En el corazón verde del Vaupés, donde el río murmura historias más antiguas que la memoria y el viento trae mensajes que solo la selva entiende, existe un lugar donde la seguridad no llega con botas firmes ni órdenes frías, sino con sonrisas, escucha y manos extendidas.
Ese lugar es Ceima Cachivera, bautizado en 1975. Allí, en medio de la espesura amazónica, la Policía Nacional y la comunidad indígena han aprendido a caminar juntas, paso a paso, como quien reconstruye un puente que el tiempo y la historia habían dejado caer.
El amanecer no tiene prisa en esta región. El sol se cuela tímido entre árboles centenarios, las aves entonan su canto ancestral y el río —camino, mercado, memoria y vida— inicia su danza diaria. Sobre sus aguas se desliza una lancha con el escudo de la Policía Nacional. No lleva sirenas ni armas alzadas: transporta medicinas, libros, pan, chocolate… y, sobre todo, la promesa de no estar solos.

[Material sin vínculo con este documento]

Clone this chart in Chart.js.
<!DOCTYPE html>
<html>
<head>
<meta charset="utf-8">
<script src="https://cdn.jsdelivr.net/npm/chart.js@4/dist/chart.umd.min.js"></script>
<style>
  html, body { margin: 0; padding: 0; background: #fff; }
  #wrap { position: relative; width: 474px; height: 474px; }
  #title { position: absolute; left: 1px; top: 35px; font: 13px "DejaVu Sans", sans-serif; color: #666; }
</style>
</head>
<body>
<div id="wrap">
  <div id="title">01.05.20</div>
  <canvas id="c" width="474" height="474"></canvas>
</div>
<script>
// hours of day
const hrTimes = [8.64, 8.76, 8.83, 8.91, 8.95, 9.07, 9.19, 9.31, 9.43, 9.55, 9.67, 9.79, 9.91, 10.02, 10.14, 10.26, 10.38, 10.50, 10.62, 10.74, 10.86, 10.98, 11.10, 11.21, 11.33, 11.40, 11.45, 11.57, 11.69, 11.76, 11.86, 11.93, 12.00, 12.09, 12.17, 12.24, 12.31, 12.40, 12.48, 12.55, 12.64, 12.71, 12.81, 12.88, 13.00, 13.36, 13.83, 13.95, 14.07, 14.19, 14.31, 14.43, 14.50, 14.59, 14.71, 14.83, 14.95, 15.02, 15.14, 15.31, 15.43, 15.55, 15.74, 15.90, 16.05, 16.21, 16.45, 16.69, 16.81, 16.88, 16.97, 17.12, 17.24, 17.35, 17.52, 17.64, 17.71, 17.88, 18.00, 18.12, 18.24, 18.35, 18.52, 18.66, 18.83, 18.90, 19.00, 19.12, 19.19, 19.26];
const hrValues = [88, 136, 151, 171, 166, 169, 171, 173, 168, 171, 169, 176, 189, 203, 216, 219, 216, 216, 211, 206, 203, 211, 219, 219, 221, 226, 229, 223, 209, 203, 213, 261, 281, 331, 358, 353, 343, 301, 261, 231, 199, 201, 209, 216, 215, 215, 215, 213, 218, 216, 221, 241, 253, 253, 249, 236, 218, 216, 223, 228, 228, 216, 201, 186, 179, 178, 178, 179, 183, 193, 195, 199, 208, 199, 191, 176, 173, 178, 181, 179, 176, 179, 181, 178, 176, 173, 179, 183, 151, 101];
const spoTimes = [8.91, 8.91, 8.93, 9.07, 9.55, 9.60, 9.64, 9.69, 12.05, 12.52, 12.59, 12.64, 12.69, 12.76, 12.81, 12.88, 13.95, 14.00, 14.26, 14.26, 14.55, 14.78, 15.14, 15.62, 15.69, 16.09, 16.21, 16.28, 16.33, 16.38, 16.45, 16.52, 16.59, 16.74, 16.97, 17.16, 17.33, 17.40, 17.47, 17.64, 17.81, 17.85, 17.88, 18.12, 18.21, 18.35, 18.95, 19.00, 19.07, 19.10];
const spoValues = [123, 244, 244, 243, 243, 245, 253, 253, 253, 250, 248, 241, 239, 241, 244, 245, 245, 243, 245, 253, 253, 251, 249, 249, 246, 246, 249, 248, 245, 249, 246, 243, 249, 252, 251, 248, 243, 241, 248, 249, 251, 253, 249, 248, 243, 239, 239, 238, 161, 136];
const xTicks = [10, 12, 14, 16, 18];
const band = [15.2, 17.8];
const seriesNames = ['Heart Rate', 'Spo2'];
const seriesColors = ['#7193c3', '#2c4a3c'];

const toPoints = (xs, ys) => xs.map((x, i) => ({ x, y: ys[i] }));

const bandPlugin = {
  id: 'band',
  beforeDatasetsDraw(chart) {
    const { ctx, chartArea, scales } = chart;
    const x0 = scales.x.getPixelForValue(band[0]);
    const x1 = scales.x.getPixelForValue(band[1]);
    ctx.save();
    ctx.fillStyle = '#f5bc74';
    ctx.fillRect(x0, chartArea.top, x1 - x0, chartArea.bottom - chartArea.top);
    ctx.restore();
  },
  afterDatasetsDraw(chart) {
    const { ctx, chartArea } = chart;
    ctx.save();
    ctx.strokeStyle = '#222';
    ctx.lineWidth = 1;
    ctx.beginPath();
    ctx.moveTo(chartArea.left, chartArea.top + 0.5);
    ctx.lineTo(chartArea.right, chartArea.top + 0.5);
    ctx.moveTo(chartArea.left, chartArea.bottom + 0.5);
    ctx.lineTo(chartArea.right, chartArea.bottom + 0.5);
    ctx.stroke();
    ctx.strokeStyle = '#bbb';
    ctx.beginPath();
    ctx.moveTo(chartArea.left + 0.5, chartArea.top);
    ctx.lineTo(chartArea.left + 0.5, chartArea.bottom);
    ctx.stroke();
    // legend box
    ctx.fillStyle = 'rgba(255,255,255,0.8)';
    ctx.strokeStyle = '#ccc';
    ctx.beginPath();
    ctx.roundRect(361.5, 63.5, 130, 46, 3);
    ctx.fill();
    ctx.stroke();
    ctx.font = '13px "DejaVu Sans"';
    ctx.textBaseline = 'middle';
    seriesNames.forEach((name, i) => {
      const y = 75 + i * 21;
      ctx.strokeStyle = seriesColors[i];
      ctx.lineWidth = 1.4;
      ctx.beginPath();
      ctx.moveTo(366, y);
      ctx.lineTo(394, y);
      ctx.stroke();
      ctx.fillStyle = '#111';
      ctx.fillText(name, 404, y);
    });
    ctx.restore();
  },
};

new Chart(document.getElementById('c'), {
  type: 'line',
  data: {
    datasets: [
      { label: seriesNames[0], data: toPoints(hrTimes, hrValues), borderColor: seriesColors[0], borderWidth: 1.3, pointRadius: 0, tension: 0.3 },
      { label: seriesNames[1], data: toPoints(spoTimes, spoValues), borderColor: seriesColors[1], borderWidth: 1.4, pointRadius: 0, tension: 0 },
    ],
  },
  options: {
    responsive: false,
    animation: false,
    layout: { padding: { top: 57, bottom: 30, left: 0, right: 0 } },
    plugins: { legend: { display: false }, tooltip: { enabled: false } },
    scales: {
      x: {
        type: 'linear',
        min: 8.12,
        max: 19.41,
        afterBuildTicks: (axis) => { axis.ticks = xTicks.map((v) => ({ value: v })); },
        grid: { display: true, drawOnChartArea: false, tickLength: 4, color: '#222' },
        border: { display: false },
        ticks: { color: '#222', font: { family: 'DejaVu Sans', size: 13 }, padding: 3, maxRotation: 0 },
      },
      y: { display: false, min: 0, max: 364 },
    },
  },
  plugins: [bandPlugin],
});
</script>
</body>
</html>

Durante décadas, las comunidades amazónicas vivieron en la orilla opuesta del Estado. El uniforme significaba distancia; el idioma oficial sonaba ajeno; y el poder que venía de afuera generaba más temor que confianza. “Antes, cuando veíamos la lancha acercarse, escondíamos a los niños”, recuerda un anciano. “Hoy ellos corren a saludarla. La diferencia no está en el uniforme, sino en el corazón con el que llegan.”
Esa transformación fue fruto de la paciencia: escuchar antes que hablar, preguntar antes que ordenar. Hoy, la Policía del Agua, los Carabineros y la Policía Comunitaria recorren los mismos ríos que han navegado por siglos los pueblos originarios. Cada trayecto fortalece una nueva relación: una donde la autoridad no impone, sino acompaña.
Ceima Cachivera es pequeña en cifras, pero inmensa en historia. Son 119 habitantes distribuidos en 27 familias, guardianes de una herencia que se niega a desaparecer. Hombres y mujeres sostienen la vida en este rincón selvático; los niños crecen jugando en lengua originaria; y los mayores, con más de siete décadas de sabiduría, cuidan con paciencia el equilibrio del mundo. Allí conviven cubeos, yurutis, guananos, desanos, piratapuyos, itanos, barazanos, tuyucas, macunas y tucanos, junto a mestizos y blancos. En este mosaico humano, las diferencias no dividen: multiplican.
“Nuestro objetivo es construir una zona segura donde la comunidad y la Policía trabajen juntas, sin fronteras, para garantizar el bienestar de todos”, afirma el coronel Felipe Andrés Ardila Valderrama, comandante del Departamento de Policía Vaupés. Sus palabras no son un discurso vacío: se sienten en cada casa, en cada fogón, en cada conversación bajo la sombra del yarumo.
Lo que hoy sucede era impensable hace unos años. A la orilla del río, los niños corren a recibir a quienes antes temían. Los ancianos estrechan manos con respeto. Las mujeres comparten historias y café caliente bajo los árboles. Ya no hay operativos sorpresivos ni órdenes tajantes: hay talleres, diálogos y proyectos compartidos. La seguridad se construye en equipo, como si cada gesto amable fuera un ladrillo invisible que levanta un territorio nuevo: el territorio de la confianza.
“Que la Policía llegue así, con respeto y ayuda, es algo nuevo y valioso para nosotros”, dice una anciana mientras dibuja figuras en el rostro de un niño. “Ya no los vemos como autoridad distante, sino como parte de nuestra vida. Nos escuchan, entienden nuestras necesidades y caminan con nosotros.”